S. aureus: LUB, BSM, and VTN all significantly increased the duration of the lag phase (λ) compared to the PBS soaked control. On average, LUB showed a 27% increase (52 minutes), VTN showed a 43% increase (82 minutes), and BSM showed a 29% increase (55 minutes). LUB and BSM decreased the maximum specific growth rate (μm) while VTN increased it. VTN and LUB also decreased the upper asymptote (A). The lag time increases seen with LUB, BSM, and VTN indicate that these proteins were making it more difficult for S. aureus to adapt itself to the environment and start growing exponentially. The decrease in μm seen with LUB and BSM shows that these proteins are reducing the acceleration of the growth phase. Though the acceleration was reduced, BSM reached a similar asymptote in the stationary phase as the PBS soaked control, while LUB also led to a much larger reduction in the asymptote. Interestingly, VTN increased the μm, but still led to a decrease in the asymptote. It was suggested that vitronectin can enhance adhesion in some bacteria[9], which may explain the increase in μm.

S. epidermidis: LUB and BSM significantly increased the lag time while VTN decreased it compared to the PBS soaked control. There was a 35% increase (105 minutes) in lag time with LUB, a 30% increase with BSM (89 minutes), and a 2% decrease (6 minutes) with VTN. LUB and BSM increased the maximum specific growth rate while VTN decreased it and increased the asymptote while VTN decreased it. Though the increase in asymptote caused by LUB is statistically significant, the difference is so small as to not indicate a biological or clinical significance. Once again, a significant increase in lag time is seen with both LUB and BSM indicating that these proteins inhibited S. epidermidis from adapting to the environment and slowed the entry into the exponential phase.

Conclusions:

Lubricin significantly inhibited the ability of both S. aureus and S. epidermidis to attach and proliferate on surfaces. The most striking finding was the large increase in lag time. This is particularly significant because it may give the immune system and antimicrobials more time to clear the bacteria before an infection is established.

References:

[1] a) S. D. Puckett, E. Taylor, T. Raimondo and T. J. Webster, Biomaterials 2010, 31, 706-713; b) D. J. Weber, K. L. Hoffman, R. A. Thoft and A. S. Baker, Review of Infectious Diseases 1986, 8, 12-20.

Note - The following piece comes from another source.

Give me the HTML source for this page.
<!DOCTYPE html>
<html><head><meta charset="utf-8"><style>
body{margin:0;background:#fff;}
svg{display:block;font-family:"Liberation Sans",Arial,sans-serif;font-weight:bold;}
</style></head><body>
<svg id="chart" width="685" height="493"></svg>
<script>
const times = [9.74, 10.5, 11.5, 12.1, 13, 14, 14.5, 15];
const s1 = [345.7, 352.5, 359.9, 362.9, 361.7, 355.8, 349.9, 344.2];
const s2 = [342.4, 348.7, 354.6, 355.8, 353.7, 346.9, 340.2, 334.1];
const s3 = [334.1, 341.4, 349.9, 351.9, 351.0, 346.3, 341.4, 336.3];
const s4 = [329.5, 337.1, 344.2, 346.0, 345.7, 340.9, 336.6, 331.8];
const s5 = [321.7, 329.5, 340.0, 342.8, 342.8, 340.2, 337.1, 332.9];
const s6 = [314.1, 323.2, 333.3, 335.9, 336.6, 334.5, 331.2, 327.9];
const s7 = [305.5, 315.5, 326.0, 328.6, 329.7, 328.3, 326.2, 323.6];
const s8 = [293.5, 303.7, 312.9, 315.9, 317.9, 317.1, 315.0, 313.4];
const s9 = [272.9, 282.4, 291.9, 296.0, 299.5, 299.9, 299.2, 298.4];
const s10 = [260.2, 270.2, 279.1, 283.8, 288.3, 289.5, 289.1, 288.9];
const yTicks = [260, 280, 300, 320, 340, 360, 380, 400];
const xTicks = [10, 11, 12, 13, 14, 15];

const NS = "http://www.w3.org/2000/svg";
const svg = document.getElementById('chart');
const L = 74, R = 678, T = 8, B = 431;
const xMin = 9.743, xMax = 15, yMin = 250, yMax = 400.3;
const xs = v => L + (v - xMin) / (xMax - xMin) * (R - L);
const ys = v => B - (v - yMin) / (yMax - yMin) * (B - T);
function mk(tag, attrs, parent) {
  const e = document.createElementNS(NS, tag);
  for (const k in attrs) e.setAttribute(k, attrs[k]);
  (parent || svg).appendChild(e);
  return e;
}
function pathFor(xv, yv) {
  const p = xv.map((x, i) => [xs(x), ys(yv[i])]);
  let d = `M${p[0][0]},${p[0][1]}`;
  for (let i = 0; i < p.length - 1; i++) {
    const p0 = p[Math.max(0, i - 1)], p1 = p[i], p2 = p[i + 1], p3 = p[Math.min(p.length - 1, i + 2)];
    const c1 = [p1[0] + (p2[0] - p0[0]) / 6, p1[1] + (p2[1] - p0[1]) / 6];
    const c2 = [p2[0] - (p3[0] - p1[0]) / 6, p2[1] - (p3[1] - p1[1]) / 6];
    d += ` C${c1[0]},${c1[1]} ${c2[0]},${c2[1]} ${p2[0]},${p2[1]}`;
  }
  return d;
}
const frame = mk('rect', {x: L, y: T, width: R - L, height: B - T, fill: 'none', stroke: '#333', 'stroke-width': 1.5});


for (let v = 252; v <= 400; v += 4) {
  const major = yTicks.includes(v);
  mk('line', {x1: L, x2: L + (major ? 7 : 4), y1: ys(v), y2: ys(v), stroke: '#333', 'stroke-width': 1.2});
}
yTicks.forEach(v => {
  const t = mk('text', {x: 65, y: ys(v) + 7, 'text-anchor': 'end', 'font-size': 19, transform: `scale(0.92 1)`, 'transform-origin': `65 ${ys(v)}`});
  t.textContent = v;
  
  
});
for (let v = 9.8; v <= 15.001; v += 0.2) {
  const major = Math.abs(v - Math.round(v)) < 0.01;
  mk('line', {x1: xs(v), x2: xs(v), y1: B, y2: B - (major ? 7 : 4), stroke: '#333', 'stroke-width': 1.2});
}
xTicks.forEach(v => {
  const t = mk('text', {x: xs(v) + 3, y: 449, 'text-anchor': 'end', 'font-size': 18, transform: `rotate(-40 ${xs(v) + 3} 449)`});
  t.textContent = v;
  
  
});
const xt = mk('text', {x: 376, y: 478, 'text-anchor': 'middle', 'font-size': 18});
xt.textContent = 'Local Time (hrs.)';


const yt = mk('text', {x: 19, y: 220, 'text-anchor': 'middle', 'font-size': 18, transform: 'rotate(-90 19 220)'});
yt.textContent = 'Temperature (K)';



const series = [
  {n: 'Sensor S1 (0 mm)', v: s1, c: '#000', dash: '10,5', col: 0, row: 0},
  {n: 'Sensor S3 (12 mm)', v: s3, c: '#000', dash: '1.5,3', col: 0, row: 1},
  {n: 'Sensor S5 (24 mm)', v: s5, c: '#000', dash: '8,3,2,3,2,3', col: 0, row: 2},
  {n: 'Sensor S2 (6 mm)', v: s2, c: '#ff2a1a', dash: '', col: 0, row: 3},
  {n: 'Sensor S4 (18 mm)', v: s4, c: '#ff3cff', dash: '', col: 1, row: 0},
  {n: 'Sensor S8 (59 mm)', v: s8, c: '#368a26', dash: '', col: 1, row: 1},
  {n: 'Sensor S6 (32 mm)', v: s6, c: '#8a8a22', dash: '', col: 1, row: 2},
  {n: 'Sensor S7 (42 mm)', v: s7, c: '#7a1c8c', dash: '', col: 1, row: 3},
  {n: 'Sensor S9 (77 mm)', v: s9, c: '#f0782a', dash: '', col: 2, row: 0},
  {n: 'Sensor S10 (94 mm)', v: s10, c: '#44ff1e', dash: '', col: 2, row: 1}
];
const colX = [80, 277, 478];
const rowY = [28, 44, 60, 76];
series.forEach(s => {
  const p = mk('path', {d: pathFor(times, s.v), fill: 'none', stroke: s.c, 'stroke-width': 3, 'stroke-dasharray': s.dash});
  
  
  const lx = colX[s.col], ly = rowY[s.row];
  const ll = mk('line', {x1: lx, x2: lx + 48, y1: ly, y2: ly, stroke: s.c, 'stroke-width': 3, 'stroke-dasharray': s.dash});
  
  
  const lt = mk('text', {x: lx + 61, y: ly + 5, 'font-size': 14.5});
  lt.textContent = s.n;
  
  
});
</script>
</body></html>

[2] S. R. Gill, D. E. Fouts, G. L. Archer, E. F. Mongodin, R. T. DeBoy, J. Ravel, I. T. Paulsen, J. F. Kolonay, L. Brinkac, M. Beanan, R. J. Dodson, S. C. Daugherty, R. Madupu, S. V. Angiuoli, A. S. Durkin, D. H. Haft, J. Vamathevan, H. Khouri, T. Utterback, C. Lee, G. Dimitrov, L. Jiang, H. Qin, J. Weidman, K. Tran, K. Kang, I. R. Hance, K. E. Nelson and C. M. Fraser, J. Bacteriol. 2005, 187, 2426-2438.

[3] J. W. Costerton, P. S. Stewart and E. P. Greenberg, Science 1999, 284, 1318-1322.

[4] D. P. Chang, N. I. Abu-Lail, F. Guilak, G. D. Jay and S. Zauscher, Langmuir 2008, 24, 1183-1193.

[5] G. E. I. Aninwene, E. Taylor, D. Hall, A. Mei, G. D. Jay and T. J. Webster, MRS Online Proceedings Library 2012, 1417.

[6] M. L. Shuler and F. Kargi, Bioprocess Engineering: Basic Concepts (Second Edition), Prentice Hall PTR, Upper Saddle River, NJ, 2002, p.

[7] G. D. Jay, D. A. Harris and C.-J. Cha, Glycoconjugate Journal 2001, 18, 807-815.

[8] M. H. Zwietering, I. Jongenburger, F. M. Rombouts and K. Vantriet, Applied and Environmental Microbiology 1990, 56, 1875-1881.

[9] B. Singh, Y. C. Su and K. Riesbeck, Mol Microbiol 2010, 78, 545-560.